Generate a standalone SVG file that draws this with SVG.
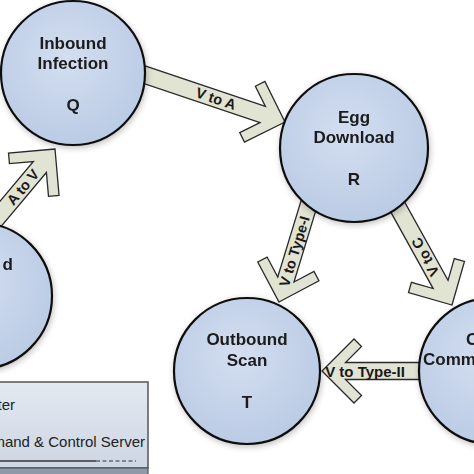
<svg xmlns="http://www.w3.org/2000/svg" width="474" height="474" viewBox="0 0 474 474">
<style>
.node{fill:url(#cg);stroke:#111;stroke-width:2.2}
.lbl{font-family:"Liberation Sans",Arial,sans-serif;font-weight:bold;font-size:17px;fill:#1a1a1a;text-anchor:middle}
.arr{fill:#e1e3d3;stroke:#2a2a2a;stroke-width:1.3;stroke-linejoin:miter}
.atxt{font-family:"Liberation Sans",Arial,sans-serif;font-weight:bold;font-size:14.5px;fill:#1a1a1a;text-anchor:middle}
.leg{font-family:"Liberation Sans",Arial,sans-serif;font-size:15px;fill:#222}
</style>
<defs>
<radialGradient id="cg" cx="0.45" cy="0.4" r="0.65">
<stop offset="0" stop-color="#d3def0"/>
<stop offset="1" stop-color="#b9cae4"/>
</radialGradient>
<linearGradient id="lg" x1="0" y1="0" x2="0" y2="1">
<stop offset="0" stop-color="#e4e9f1"/>
<stop offset="1" stop-color="#cdd6e3"/>
</linearGradient>
<filter id="sh" x="-20%" y="-20%" width="140%" height="140%">
<feGaussianBlur in="SourceAlpha" stdDeviation="3"/>
<feOffset dx="1" dy="2"/>
<feComponentTransfer><feFuncA type="linear" slope="0.25"/></feComponentTransfer>
<feMerge><feMergeNode/><feMergeNode in="SourceGraphic"/></feMerge>
</filter>
</defs>
<rect width="474" height="474" fill="#ffffff"/>

<g id="connectors">
<g transform="translate(285,122) rotate(18.6)">
<path class="arr" d="M0,0 L-32,-32 L-39.5,-24.5 L-23.5,-8.5 L-160,-8.5 L-160,8.5 L-23.5,8.5 L-39.5,24.5 L-32,32 Z"/>
<text class="atxt" x="-73" y="5">V to A</text>
</g>
<g transform="translate(55,149) rotate(-50)">
<path class="arr" d="M0,0 L-33,-33 L-40.5,-25.5 L-23.5,-8.5 L-110,-8.5 L-110,8.5 L-23.5,8.5 L-40.5,25.5 L-33,33 Z"/>
<text class="atxt" x="-50" y="5">A to V</text>
</g>
<g transform="translate(279,302) rotate(107)">
<path class="arr" d="M0,0 L-32,-32 L-39.5,-24.5 L-23.5,-8.5 L-110,-8.5 L-110,8.5 L-23.5,8.5 L-39.5,24.5 L-32,32 Z"/>
<text class="atxt" transform="translate(-53,0) rotate(180)" y="5">V to Type-I</text>
</g>
<g transform="translate(452,305) rotate(61)">
<path class="arr" d="M0,0 L-32,-32 L-39.5,-24.5 L-23.5,-8.5 L-120,-8.5 L-120,8.5 L-23.5,8.5 L-39.5,24.5 L-32,32 Z"/>
<text class="atxt" transform="translate(-55,0) rotate(180)" y="5">V to C</text>
</g>
<g transform="translate(322,371) rotate(180)">
<path class="arr" d="M0,0 L-32,-32 L-39.5,-24.5 L-23.5,-8.5 L-110,-8.5 L-110,8.5 L-23.5,8.5 L-39.5,24.5 L-32,32 Z"/>
<text class="atxt" transform="translate(-43,0) rotate(180)" y="5.5" style="font-size:15px">V to Type-II</text>
</g>
</g>

<g id="node-P" filter="url(#sh)">
<circle class="node" cx="-21" cy="296" r="73"/>
<text class="lbl" x="13" y="270" style="text-anchor:end">d</text>
</g>
<g id="node-Q" filter="url(#sh)">
<circle class="node" cx="73" cy="73" r="72"/>
<text class="lbl" x="73" y="49">Inbound</text>
<text class="lbl" x="73" y="69">Infection</text>
<text class="lbl" x="73" y="111">Q</text>
</g>
<g id="node-R" filter="url(#sh)">
<circle class="node" cx="354" cy="148" r="74"/>
<text class="lbl" x="354" y="123">Egg</text>
<text class="lbl" x="354" y="143">Download</text>
<text class="lbl" x="354" y="185">R</text>
</g>
<g id="node-T" filter="url(#sh)">
<circle class="node" cx="247" cy="371" r="73"/>
<text class="lbl" x="247" y="345">Outbound</text>
<text class="lbl" x="247" y="366">Scan</text>
<text class="lbl" x="247" y="408">T</text>
</g>
<g id="node-S" filter="url(#sh)">
<circle class="node" cx="492" cy="371" r="73"/>
<text class="lbl" x="466" y="345" style="text-anchor:start">C</text>
<text class="lbl" x="423" y="365" style="text-anchor:start">Comm</text>
</g>

<g id="legend">
<rect x="-5" y="382" width="153" height="86" fill="url(#lg)" stroke="#555" stroke-width="1.5"/>
<rect x="-5" y="468" width="153" height="10" fill="#8e9aab" stroke="#555" stroke-width="1.2"/>
<text class="leg" x="15" y="410" style="text-anchor:end">ter</text>
<text class="leg" x="145" y="447" style="text-anchor:end">mand &amp; Control Server</text>
<line x1="0" y1="461" x2="96" y2="461" stroke="#333" stroke-width="1.5"/>
<line x1="96" y1="461" x2="136" y2="461" stroke="#333" stroke-width="1.2" stroke-dasharray="4,2.5"/>
</g>
</svg>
◆ ◆ ◆ ◆
All the lines above are to be given again exactly as they read, with the pictures removed.

◆ Answer to the exercise ◆
Generate a standalone SVG file that draws this with SVG.
<svg xmlns="http://www.w3.org/2000/svg" width="474" height="474" viewBox="0 0 474 474">
<style>
.node{fill:url(#cg);stroke:#111;stroke-width:2.2}
.lbl{font-family:"Liberation Sans",Arial,sans-serif;font-weight:bold;font-size:17px;fill:#1a1a1a;text-anchor:middle}
.arr{fill:#e1e3d3;stroke:#2a2a2a;stroke-width:1.3;stroke-linejoin:miter}
.atxt{font-family:"Liberation Sans",Arial,sans-serif;font-weight:bold;font-size:14.5px;fill:#1a1a1a;text-anchor:middle}
.leg{font-family:"Liberation Sans",Arial,sans-serif;font-size:15px;fill:#222}
</style>
<defs>
<radialGradient id="cg" cx="0.45" cy="0.4" r="0.65">
<stop offset="0" stop-color="#d3def0"/>
<stop offset="1" stop-color="#b9cae4"/>
</radialGradient>
<linearGradient id="lg" x1="0" y1="0" x2="0" y2="1">
<stop offset="0" stop-color="#e4e9f1"/>
<stop offset="1" stop-color="#cdd6e3"/>
</linearGradient>
<filter id="sh" x="-20%" y="-20%" width="140%" height="140%">
<feGaussianBlur in="SourceAlpha" stdDeviation="3"/>
<feOffset dx="1" dy="2"/>
<feComponentTransfer><feFuncA type="linear" slope="0.25"/></feComponentTransfer>
<feMerge><feMergeNode/><feMergeNode in="SourceGraphic"/></feMerge>
</filter>
</defs>
<rect width="474" height="474" fill="#ffffff"/>

<g id="connectors">
<g transform="translate(285,122) rotate(18.6)">
<path class="arr" d="M0,0 L-32,-32 L-39.5,-24.5 L-23.5,-8.5 L-160,-8.5 L-160,8.5 L-23.5,8.5 L-39.5,24.5 L-32,32 Z"/>
<text class="atxt" x="-73" y="5">V to A</text>
</g>
<g transform="translate(55,149) rotate(-50)">
<path class="arr" d="M0,0 L-33,-33 L-40.5,-25.5 L-23.5,-8.5 L-110,-8.5 L-110,8.5 L-23.5,8.5 L-40.5,25.5 L-33,33 Z"/>
<text class="atxt" x="-50" y="5">A to V</text>
</g>
<g transform="translate(279,302) rotate(107)">
<path class="arr" d="M0,0 L-32,-32 L-39.5,-24.5 L-23.5,-8.5 L-110,-8.5 L-110,8.5 L-23.5,8.5 L-39.5,24.5 L-32,32 Z"/>
<text class="atxt" transform="translate(-53,0) rotate(180)" y="5">V to Type-I</text>
</g>
<g transform="translate(452,305) rotate(61)">
<path class="arr" d="M0,0 L-32,-32 L-39.5,-24.5 L-23.5,-8.5 L-120,-8.5 L-120,8.5 L-23.5,8.5 L-39.5,24.5 L-32,32 Z"/>
<text class="atxt" transform="translate(-55,0) rotate(180)" y="5">V to C</text>
</g>
<g transform="translate(322,371) rotate(180)">
<path class="arr" d="M0,0 L-32,-32 L-39.5,-24.5 L-23.5,-8.5 L-110,-8.5 L-110,8.5 L-23.5,8.5 L-39.5,24.5 L-32,32 Z"/>
<text class="atxt" transform="translate(-43,0) rotate(180)" y="5.5" style="font-size:15px">V to Type-II</text>
</g>
</g>

<g id="node-P" filter="url(#sh)">
<circle class="node" cx="-21" cy="296" r="73"/>
<text class="lbl" x="13" y="270" style="text-anchor:end">d</text>
</g>
<g id="node-Q" filter="url(#sh)">
<circle class="node" cx="73" cy="73" r="72"/>
<text class="lbl" x="73" y="49">Inbound</text>
<text class="lbl" x="73" y="69">Infection</text>
<text class="lbl" x="73" y="111">Q</text>
</g>
<g id="node-R" filter="url(#sh)">
<circle class="node" cx="354" cy="148" r="74"/>
<text class="lbl" x="354" y="123">Egg</text>
<text class="lbl" x="354" y="143">Download</text>
<text class="lbl" x="354" y="185">R</text>
</g>
<g id="node-T" filter="url(#sh)">
<circle class="node" cx="247" cy="371" r="73"/>
<text class="lbl" x="247" y="345">Outbound</text>
<text class="lbl" x="247" y="366">Scan</text>
<text class="lbl" x="247" y="408">T</text>
</g>
<g id="node-S" filter="url(#sh)">
<circle class="node" cx="492" cy="371" r="73"/>
<text class="lbl" x="466" y="345" style="text-anchor:start">C</text>
<text class="lbl" x="423" y="365" style="text-anchor:start">Comm</text>
</g>

<g id="legend">
<rect x="-5" y="382" width="153" height="86" fill="url(#lg)" stroke="#555" stroke-width="1.5"/>
<rect x="-5" y="468" width="153" height="10" fill="#8e9aab" stroke="#555" stroke-width="1.2"/>
<text class="leg" x="15" y="410" style="text-anchor:end">ter</text>
<text class="leg" x="145" y="447" style="text-anchor:end">mand &amp; Control Server</text>
<line x1="0" y1="461" x2="96" y2="461" stroke="#333" stroke-width="1.5"/>
<line x1="96" y1="461" x2="136" y2="461" stroke="#333" stroke-width="1.2" stroke-dasharray="4,2.5"/>
</g>
</svg>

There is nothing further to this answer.